Problem description: Pictures do not belong in your copy. Repeat all the other data exactly.

Provided data:
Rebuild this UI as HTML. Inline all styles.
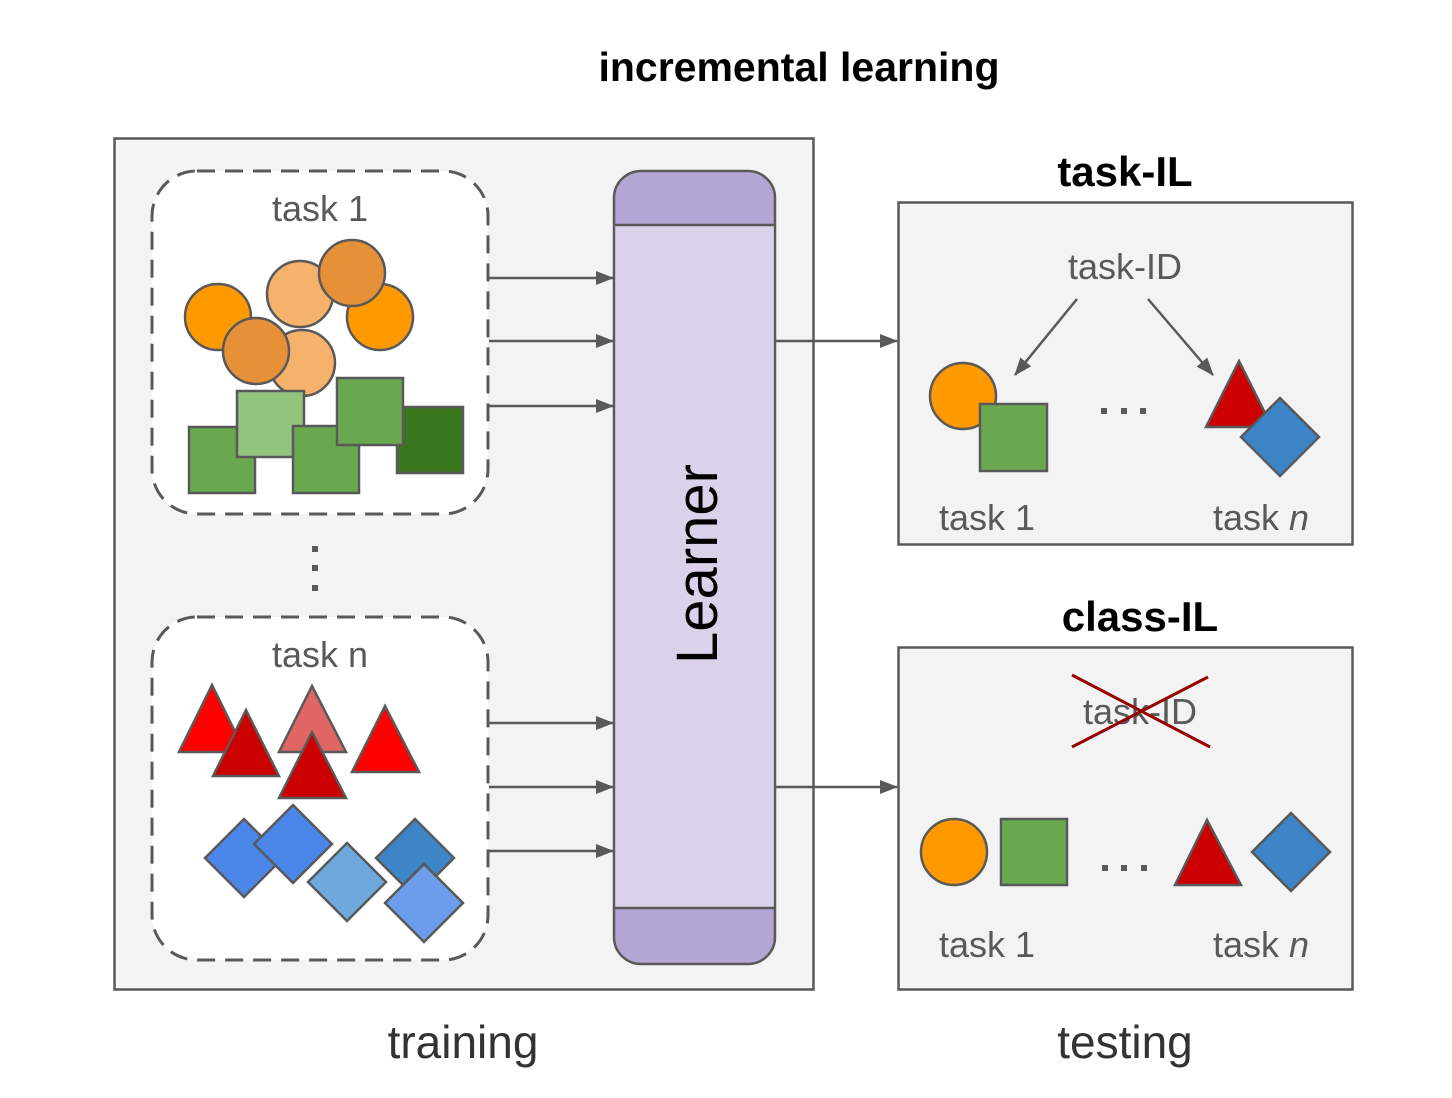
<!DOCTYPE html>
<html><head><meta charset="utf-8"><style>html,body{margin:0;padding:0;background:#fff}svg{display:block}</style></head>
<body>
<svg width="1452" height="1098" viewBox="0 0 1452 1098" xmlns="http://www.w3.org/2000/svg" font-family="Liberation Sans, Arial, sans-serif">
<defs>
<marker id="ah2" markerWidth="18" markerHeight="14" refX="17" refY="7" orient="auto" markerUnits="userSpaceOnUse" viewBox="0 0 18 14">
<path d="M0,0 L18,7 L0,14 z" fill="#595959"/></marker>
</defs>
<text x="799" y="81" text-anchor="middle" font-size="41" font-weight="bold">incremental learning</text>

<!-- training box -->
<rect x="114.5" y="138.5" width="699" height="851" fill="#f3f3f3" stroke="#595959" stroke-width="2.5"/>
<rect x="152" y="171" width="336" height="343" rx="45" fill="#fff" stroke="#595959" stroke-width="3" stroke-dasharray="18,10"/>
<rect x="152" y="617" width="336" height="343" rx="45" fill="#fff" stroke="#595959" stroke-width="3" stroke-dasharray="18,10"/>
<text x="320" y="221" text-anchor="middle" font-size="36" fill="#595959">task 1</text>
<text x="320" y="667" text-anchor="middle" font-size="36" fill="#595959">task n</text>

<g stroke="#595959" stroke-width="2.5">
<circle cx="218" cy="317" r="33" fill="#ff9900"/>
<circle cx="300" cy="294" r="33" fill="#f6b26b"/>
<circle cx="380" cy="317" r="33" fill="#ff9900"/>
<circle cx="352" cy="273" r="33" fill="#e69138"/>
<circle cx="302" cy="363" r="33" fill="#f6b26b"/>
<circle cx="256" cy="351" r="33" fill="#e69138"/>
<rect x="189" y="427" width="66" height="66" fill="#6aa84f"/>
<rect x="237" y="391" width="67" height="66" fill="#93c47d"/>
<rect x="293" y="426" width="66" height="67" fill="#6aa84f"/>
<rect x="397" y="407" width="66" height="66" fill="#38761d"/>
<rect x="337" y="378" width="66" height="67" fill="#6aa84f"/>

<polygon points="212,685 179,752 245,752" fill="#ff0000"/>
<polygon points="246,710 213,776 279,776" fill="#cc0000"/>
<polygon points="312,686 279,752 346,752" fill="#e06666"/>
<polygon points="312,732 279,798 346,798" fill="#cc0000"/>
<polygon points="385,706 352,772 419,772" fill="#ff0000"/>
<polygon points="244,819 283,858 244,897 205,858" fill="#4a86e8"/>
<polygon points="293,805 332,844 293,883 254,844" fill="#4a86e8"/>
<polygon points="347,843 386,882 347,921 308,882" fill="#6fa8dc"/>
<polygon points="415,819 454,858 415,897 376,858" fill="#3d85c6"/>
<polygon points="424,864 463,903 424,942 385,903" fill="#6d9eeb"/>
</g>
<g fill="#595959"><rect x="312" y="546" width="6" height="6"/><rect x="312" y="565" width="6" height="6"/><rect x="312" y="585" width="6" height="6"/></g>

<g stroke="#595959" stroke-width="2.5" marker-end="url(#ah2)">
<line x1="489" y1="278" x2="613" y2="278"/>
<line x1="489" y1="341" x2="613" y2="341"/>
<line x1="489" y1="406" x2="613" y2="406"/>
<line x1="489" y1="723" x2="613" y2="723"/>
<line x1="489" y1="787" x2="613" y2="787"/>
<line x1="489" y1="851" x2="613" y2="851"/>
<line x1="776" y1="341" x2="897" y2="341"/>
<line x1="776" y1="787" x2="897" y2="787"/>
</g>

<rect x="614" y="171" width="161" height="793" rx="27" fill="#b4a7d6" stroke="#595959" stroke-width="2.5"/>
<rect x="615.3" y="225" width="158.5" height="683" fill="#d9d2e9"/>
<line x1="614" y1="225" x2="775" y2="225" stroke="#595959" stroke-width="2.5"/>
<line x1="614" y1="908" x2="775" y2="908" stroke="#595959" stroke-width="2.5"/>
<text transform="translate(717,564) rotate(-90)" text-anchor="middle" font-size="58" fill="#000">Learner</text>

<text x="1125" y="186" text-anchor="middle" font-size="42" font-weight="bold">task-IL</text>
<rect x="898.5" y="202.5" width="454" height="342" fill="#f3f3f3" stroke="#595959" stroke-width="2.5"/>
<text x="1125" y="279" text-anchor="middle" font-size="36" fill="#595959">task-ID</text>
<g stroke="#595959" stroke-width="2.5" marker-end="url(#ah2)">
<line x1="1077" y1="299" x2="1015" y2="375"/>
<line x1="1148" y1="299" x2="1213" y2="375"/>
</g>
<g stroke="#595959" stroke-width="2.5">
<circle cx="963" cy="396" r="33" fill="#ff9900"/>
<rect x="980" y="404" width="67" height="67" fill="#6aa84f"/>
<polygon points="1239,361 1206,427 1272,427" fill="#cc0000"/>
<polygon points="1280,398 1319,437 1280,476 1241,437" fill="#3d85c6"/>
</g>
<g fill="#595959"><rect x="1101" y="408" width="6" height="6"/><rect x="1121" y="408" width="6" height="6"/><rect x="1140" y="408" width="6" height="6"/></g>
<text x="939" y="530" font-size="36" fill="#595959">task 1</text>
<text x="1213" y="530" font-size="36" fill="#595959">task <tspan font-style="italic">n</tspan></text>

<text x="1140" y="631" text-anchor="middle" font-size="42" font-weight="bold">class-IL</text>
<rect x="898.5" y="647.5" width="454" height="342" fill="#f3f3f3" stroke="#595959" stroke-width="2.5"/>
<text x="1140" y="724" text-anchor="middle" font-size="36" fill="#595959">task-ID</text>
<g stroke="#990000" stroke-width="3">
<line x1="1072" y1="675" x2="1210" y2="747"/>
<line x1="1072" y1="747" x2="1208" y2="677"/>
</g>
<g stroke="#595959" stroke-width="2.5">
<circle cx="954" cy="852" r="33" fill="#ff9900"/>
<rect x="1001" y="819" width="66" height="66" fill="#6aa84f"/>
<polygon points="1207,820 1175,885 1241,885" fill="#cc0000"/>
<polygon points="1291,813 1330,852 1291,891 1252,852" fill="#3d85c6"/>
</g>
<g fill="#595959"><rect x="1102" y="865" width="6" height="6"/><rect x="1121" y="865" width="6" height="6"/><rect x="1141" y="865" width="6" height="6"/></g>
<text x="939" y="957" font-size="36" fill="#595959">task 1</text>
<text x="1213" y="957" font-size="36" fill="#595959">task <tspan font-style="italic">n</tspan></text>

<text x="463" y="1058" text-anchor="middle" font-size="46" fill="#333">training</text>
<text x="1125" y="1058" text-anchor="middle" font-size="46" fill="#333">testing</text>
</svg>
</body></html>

Written solution:
Rebuild this UI as HTML. Inline all styles.
<!DOCTYPE html>
<html><head><meta charset="utf-8"><style>html,body{margin:0;padding:0;background:#fff}svg{display:block}</style></head>
<body>
<svg width="1452" height="1098" viewBox="0 0 1452 1098" xmlns="http://www.w3.org/2000/svg" font-family="Liberation Sans, Arial, sans-serif">
<defs>
<marker id="ah2" markerWidth="18" markerHeight="14" refX="17" refY="7" orient="auto" markerUnits="userSpaceOnUse" viewBox="0 0 18 14">
<path d="M0,0 L18,7 L0,14 z" fill="#595959"/></marker>
</defs>
<text x="799" y="81" text-anchor="middle" font-size="41" font-weight="bold">incremental learning</text>

<!-- training box -->
<rect x="114.5" y="138.5" width="699" height="851" fill="#f3f3f3" stroke="#595959" stroke-width="2.5"/>
<rect x="152" y="171" width="336" height="343" rx="45" fill="#fff" stroke="#595959" stroke-width="3" stroke-dasharray="18,10"/>
<rect x="152" y="617" width="336" height="343" rx="45" fill="#fff" stroke="#595959" stroke-width="3" stroke-dasharray="18,10"/>
<text x="320" y="221" text-anchor="middle" font-size="36" fill="#595959">task 1</text>
<text x="320" y="667" text-anchor="middle" font-size="36" fill="#595959">task n</text>

<g stroke="#595959" stroke-width="2.5">
<circle cx="218" cy="317" r="33" fill="#ff9900"/>
<circle cx="300" cy="294" r="33" fill="#f6b26b"/>
<circle cx="380" cy="317" r="33" fill="#ff9900"/>
<circle cx="352" cy="273" r="33" fill="#e69138"/>
<circle cx="302" cy="363" r="33" fill="#f6b26b"/>
<circle cx="256" cy="351" r="33" fill="#e69138"/>
<rect x="189" y="427" width="66" height="66" fill="#6aa84f"/>
<rect x="237" y="391" width="67" height="66" fill="#93c47d"/>
<rect x="293" y="426" width="66" height="67" fill="#6aa84f"/>
<rect x="397" y="407" width="66" height="66" fill="#38761d"/>
<rect x="337" y="378" width="66" height="67" fill="#6aa84f"/>

<polygon points="212,685 179,752 245,752" fill="#ff0000"/>
<polygon points="246,710 213,776 279,776" fill="#cc0000"/>
<polygon points="312,686 279,752 346,752" fill="#e06666"/>
<polygon points="312,732 279,798 346,798" fill="#cc0000"/>
<polygon points="385,706 352,772 419,772" fill="#ff0000"/>
<polygon points="244,819 283,858 244,897 205,858" fill="#4a86e8"/>
<polygon points="293,805 332,844 293,883 254,844" fill="#4a86e8"/>
<polygon points="347,843 386,882 347,921 308,882" fill="#6fa8dc"/>
<polygon points="415,819 454,858 415,897 376,858" fill="#3d85c6"/>
<polygon points="424,864 463,903 424,942 385,903" fill="#6d9eeb"/>
</g>
<g fill="#595959"><rect x="312" y="546" width="6" height="6"/><rect x="312" y="565" width="6" height="6"/><rect x="312" y="585" width="6" height="6"/></g>

<g stroke="#595959" stroke-width="2.5" marker-end="url(#ah2)">
<line x1="489" y1="278" x2="613" y2="278"/>
<line x1="489" y1="341" x2="613" y2="341"/>
<line x1="489" y1="406" x2="613" y2="406"/>
<line x1="489" y1="723" x2="613" y2="723"/>
<line x1="489" y1="787" x2="613" y2="787"/>
<line x1="489" y1="851" x2="613" y2="851"/>
<line x1="776" y1="341" x2="897" y2="341"/>
<line x1="776" y1="787" x2="897" y2="787"/>
</g>

<rect x="614" y="171" width="161" height="793" rx="27" fill="#b4a7d6" stroke="#595959" stroke-width="2.5"/>
<rect x="615.3" y="225" width="158.5" height="683" fill="#d9d2e9"/>
<line x1="614" y1="225" x2="775" y2="225" stroke="#595959" stroke-width="2.5"/>
<line x1="614" y1="908" x2="775" y2="908" stroke="#595959" stroke-width="2.5"/>
<text transform="translate(717,564) rotate(-90)" text-anchor="middle" font-size="58" fill="#000">Learner</text>

<text x="1125" y="186" text-anchor="middle" font-size="42" font-weight="bold">task-IL</text>
<rect x="898.5" y="202.5" width="454" height="342" fill="#f3f3f3" stroke="#595959" stroke-width="2.5"/>
<text x="1125" y="279" text-anchor="middle" font-size="36" fill="#595959">task-ID</text>
<g stroke="#595959" stroke-width="2.5" marker-end="url(#ah2)">
<line x1="1077" y1="299" x2="1015" y2="375"/>
<line x1="1148" y1="299" x2="1213" y2="375"/>
</g>
<g stroke="#595959" stroke-width="2.5">
<circle cx="963" cy="396" r="33" fill="#ff9900"/>
<rect x="980" y="404" width="67" height="67" fill="#6aa84f"/>
<polygon points="1239,361 1206,427 1272,427" fill="#cc0000"/>
<polygon points="1280,398 1319,437 1280,476 1241,437" fill="#3d85c6"/>
</g>
<g fill="#595959"><rect x="1101" y="408" width="6" height="6"/><rect x="1121" y="408" width="6" height="6"/><rect x="1140" y="408" width="6" height="6"/></g>
<text x="939" y="530" font-size="36" fill="#595959">task 1</text>
<text x="1213" y="530" font-size="36" fill="#595959">task <tspan font-style="italic">n</tspan></text>

<text x="1140" y="631" text-anchor="middle" font-size="42" font-weight="bold">class-IL</text>
<rect x="898.5" y="647.5" width="454" height="342" fill="#f3f3f3" stroke="#595959" stroke-width="2.5"/>
<text x="1140" y="724" text-anchor="middle" font-size="36" fill="#595959">task-ID</text>
<g stroke="#990000" stroke-width="3">
<line x1="1072" y1="675" x2="1210" y2="747"/>
<line x1="1072" y1="747" x2="1208" y2="677"/>
</g>
<g stroke="#595959" stroke-width="2.5">
<circle cx="954" cy="852" r="33" fill="#ff9900"/>
<rect x="1001" y="819" width="66" height="66" fill="#6aa84f"/>
<polygon points="1207,820 1175,885 1241,885" fill="#cc0000"/>
<polygon points="1291,813 1330,852 1291,891 1252,852" fill="#3d85c6"/>
</g>
<g fill="#595959"><rect x="1102" y="865" width="6" height="6"/><rect x="1121" y="865" width="6" height="6"/><rect x="1141" y="865" width="6" height="6"/></g>
<text x="939" y="957" font-size="36" fill="#595959">task 1</text>
<text x="1213" y="957" font-size="36" fill="#595959">task <tspan font-style="italic">n</tspan></text>

<text x="463" y="1058" text-anchor="middle" font-size="46" fill="#333">training</text>
<text x="1125" y="1058" text-anchor="middle" font-size="46" fill="#333">testing</text>
</svg>
</body></html>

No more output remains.